Levy’s son, Ottawa-based accountant Don Levy says he and his family are still perplexed by reports of Col Stone’s comments, since neither he nor his siblings or their parents ever identified as being Jewish.

“Over the years many people have mistakenly assumed our family is Jewish, but we are not, and in all the writings about my father and the Korean War, the error has never been corrected,” said Levy.

Righting the wrong

In the years following the war, Edwards obtained accounts from dozens of PPCLI members who had heard LCol Stone’s comments in an attempt to get Lt Levy due credit. Lt Levy and his entire battalion did receive the rare United States Presidential Unit Citation in the years following the war, but nothing similar came from Canada.

But time would eventually expire on Edward’s hopes, as military proviso prohibits the retroactive awards for military personnel after a period of five years.

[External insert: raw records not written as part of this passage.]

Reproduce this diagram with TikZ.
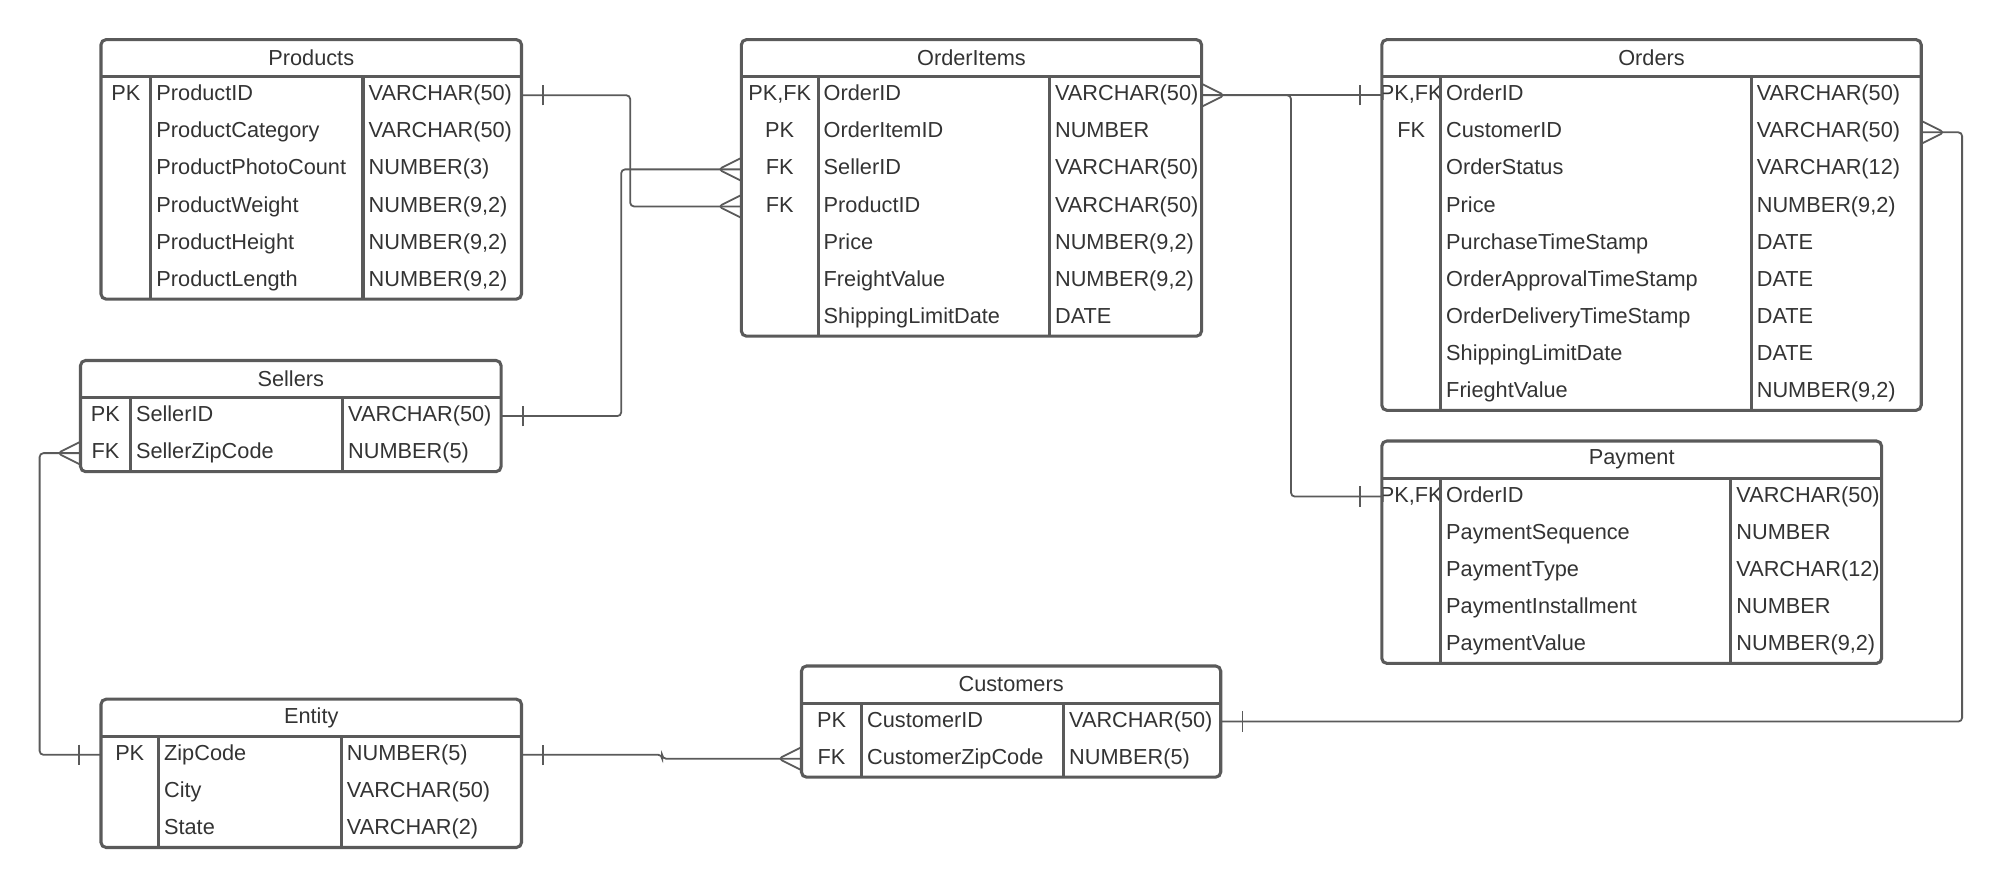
\documentclass[tikz,border=0pt]{standalone}
\usepackage{fontspec}
\setmainfont{Liberation Sans}
\usepackage{tikz}
\usetikzlibrary{positioning,decorations.markings}

\definecolor{linegray}{HTML}{5A5A5A}
\definecolor{textgray}{HTML}{333333}

\tikzset{
  tablebox/.style={draw=linegray,line width=1.2pt,rounded corners=2pt},
  tableline/.style={draw=linegray,line width=1.2pt},
  titletext/.style={text=textgray,font=\fontsize{8.5}{10}\selectfont,inner sep=0pt},
  keytext/.style={text=textgray,font=\fontsize{8.5}{10}\selectfont,inner sep=0pt,
    text height=6.3pt,text depth=1.9pt},
  fieldtext/.style={text=textgray,font=\fontsize{8.5}{10}\selectfont,inner sep=2pt,
    text height=6.3pt,text depth=1.9pt},
  rel/.style={draw=linegray,line width=0.7pt,rounded corners=1.5pt},
  one start/.style={postaction={decorate,decoration={markings,
      mark=at position 8.5pt with {\draw[rel] (0,-4pt)--(0,4pt);}}}},
  one end/.style={postaction={decorate,decoration={markings,
      mark=at position -8.5pt with {\draw[rel] (0,-4pt)--(0,4pt);}}}},
  many start/.style={postaction={decorate,decoration={markings,
      mark=at position 9pt with {\draw[rel] (-9pt,4.5pt)--(0,0)--(-9pt,-4.5pt);}}}},
  many end/.style={postaction={decorate,decoration={markings,
      mark=at position -9pt with {\draw[rel] (9pt,4.5pt)--(0,0)--(9pt,-4.5pt);}}}}
}

% id, left, right, top, divider 1, divider 2, title, rows
\newcommand{\ertable}[8]{%
  \foreach \k/\f/\t [count=\i] in {#8}{
    \pgfmathsetmacro{\ry}{#4+29*\i+14.5}
    \node[keytext] (#1-k\i) at ({(#2+#5)/2},\ry) {\k};
    \node[fieldtext,anchor=west] (#1-f\i) at (#5,\ry) {\f};
    \node[fieldtext,anchor=west] (#1-t\i) at (#6,\ry) {\t};
    \coordinate (#1-L\i) at (#2,\ry);
    \coordinate (#1-R\i) at (#3,\ry);
    \xdef\nrows{\i}
  }
  \pgfmathsetmacro{\rb}{#4+29*(\nrows+1)}
  \draw[tablebox] (#2,#4) rectangle (#3,\rb);
  \draw[tableline] (#2,#4+29) -- (#3,#4+29) (#5,#4+29) -- (#5,\rb) (#6,#4+29) -- (#6,\rb);
  \node[titletext] (#1) at ({(#2+#3)/2},#4+14.5) {#7};
}

\begin{document}
\begin{tikzpicture}[x=0.5pt,y=-0.5pt]
  \useasboundingbox (0,0) rectangle (1567,696);

  \ertable{Products}{79}{408}{31}{118}{284}{Products}{
    PK/ProductID/{VARCHAR(50)}, /ProductCategory/{VARCHAR(50)},
    /ProductPhotoCount/{NUMBER(3)}, /ProductWeight/{NUMBER(9,2)},
    /ProductHeight/{NUMBER(9,2)}, /ProductLength/{NUMBER(9,2)}}
  \ertable{OrderItems}{580}{940}{31}{640}{821}{OrderItems}{
    {PK,FK}/OrderID/{VARCHAR(50)}, PK/OrderItemID/NUMBER,
    FK/SellerID/{VARCHAR(50)}, FK/ProductID/{VARCHAR(50)},
    /Price/{NUMBER(9,2)}, /FreightValue/{NUMBER(9,2)},
    /ShippingLimitDate/DATE}
  \ertable{Orders}{1081}{1503}{31}{1127}{1370}{Orders}{
    {PK,FK}/OrderID/{VARCHAR(50)}, FK/CustomerID/{VARCHAR(50)},
    /OrderStatus/{VARCHAR(12)}, /Price/{NUMBER(9,2)},
    /PurchaseTimeStamp/DATE, /OrderApprovalTimeStamp/DATE,
    /OrderDeliveryTimeStamp/DATE, /ShippingLimitDate/DATE,
    /FrieghtValue/{NUMBER(9,2)}}
  \ertable{Payment}{1081}{1472}{345}{1127}{1354}{Payment}{
    {PK,FK}/OrderID/{VARCHAR(50)}, /PaymentSequence/NUMBER,
    /PaymentType/{VARCHAR(12)}, /PaymentInstallment/NUMBER,
    /PaymentValue/{NUMBER(9,2)}}
  \ertable{Sellers}{63}{392}{282}{102}{268}{Sellers}{
    PK/SellerID/{VARCHAR(50)}, FK/SellerZipCode/{NUMBER(5)}}
  \ertable{Customers}{627}{955}{521}{674}{832}{Customers}{
    PK/CustomerID/{VARCHAR(50)}, FK/CustomerZipCode/{NUMBER(5)}}
  \ertable{Entity}{79}{408}{547}{124}{267}{Entity}{
    PK/ZipCode/{NUMBER(5)}, /City/{VARCHAR(50)}, /State/{VARCHAR(2)}}

  % relationships
  \draw[rel,one start,many end] (Products-R1) -- ++(85,0) |- (OrderItems-L4);
  \draw[rel,one start,many end] (Sellers-R1) -- ++(94,0) |- (OrderItems-L3);
  \draw[rel,many start,one end] (OrderItems-R1) -- (Orders-L1);
  \draw[rel,one end] (OrderItems-R1) -- ++(70,0) |- (Payment-L1);
  \draw[rel,many start,one end] (Orders-R2) -- ++(32,0) |- (Customers-R1);
  \draw[rel,one start,many end] (Entity-R1) -- ++(110,0) |- (Customers-L2);
  \draw[rel,one start,many end] (Entity-L1) -- ++(-48,0) |- (Sellers-L2);
\end{tikzpicture}
\end{document}
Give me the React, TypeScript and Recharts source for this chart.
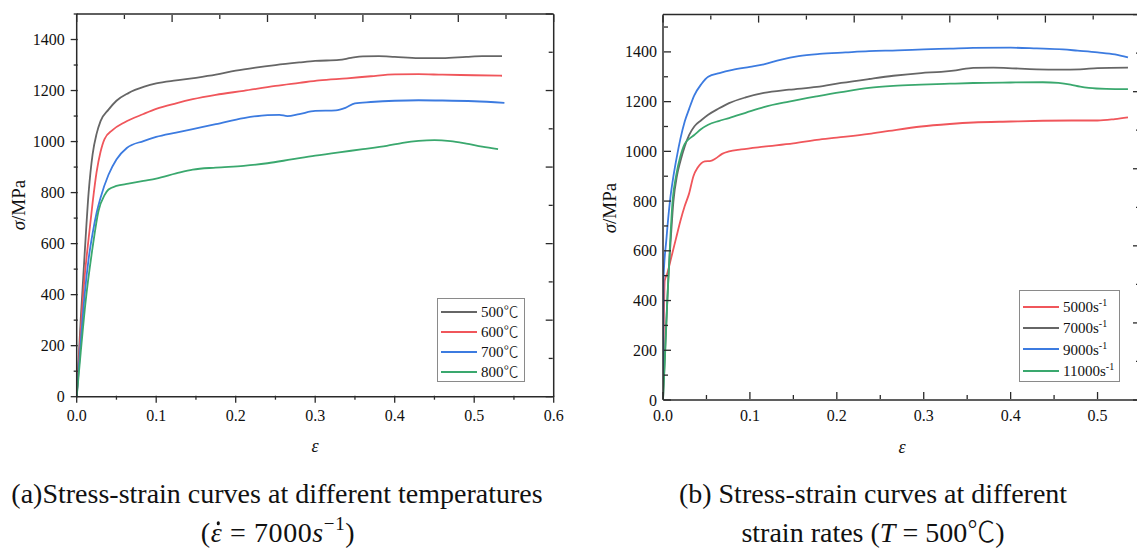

He tried to get that reversed with the help of Hub Gray, historian author of Beyond The Danger Close.

“In a situation that can only be described as frantic life or death battle, Levy demonstrated his capabilities under the most trying of conditions,” wrote Gray in one passage.

With the help of Canadian military historians Dan Bjarnason and David Bercuson, Gray managed to open up a clearer understanding about how Kapyong was won.

Their efforts caught the attention of former Governor-General of Canada, Adrienne Clarkson which resulted in Lt Levy being granted a Coat of Arms in 2004.

In 2017, Lt Levy was posthumously awarded an Apostle of Peace Medal by the Democratic Republic of Korea during a ceremony in Calgary.

During the acceptance speech by his son Guy Levy said that if his father was here today he would immediately want to share the recognition with the 17 men of his platoon who “so valiantly defended Hill 677 and the road to Seoul.”

Edwards isn’t giving up his dream to see more recognition bestowed upon his friend. He is hoping community leaders in Victoria and across Canada see the light and name a public building in Lt Levy’s name.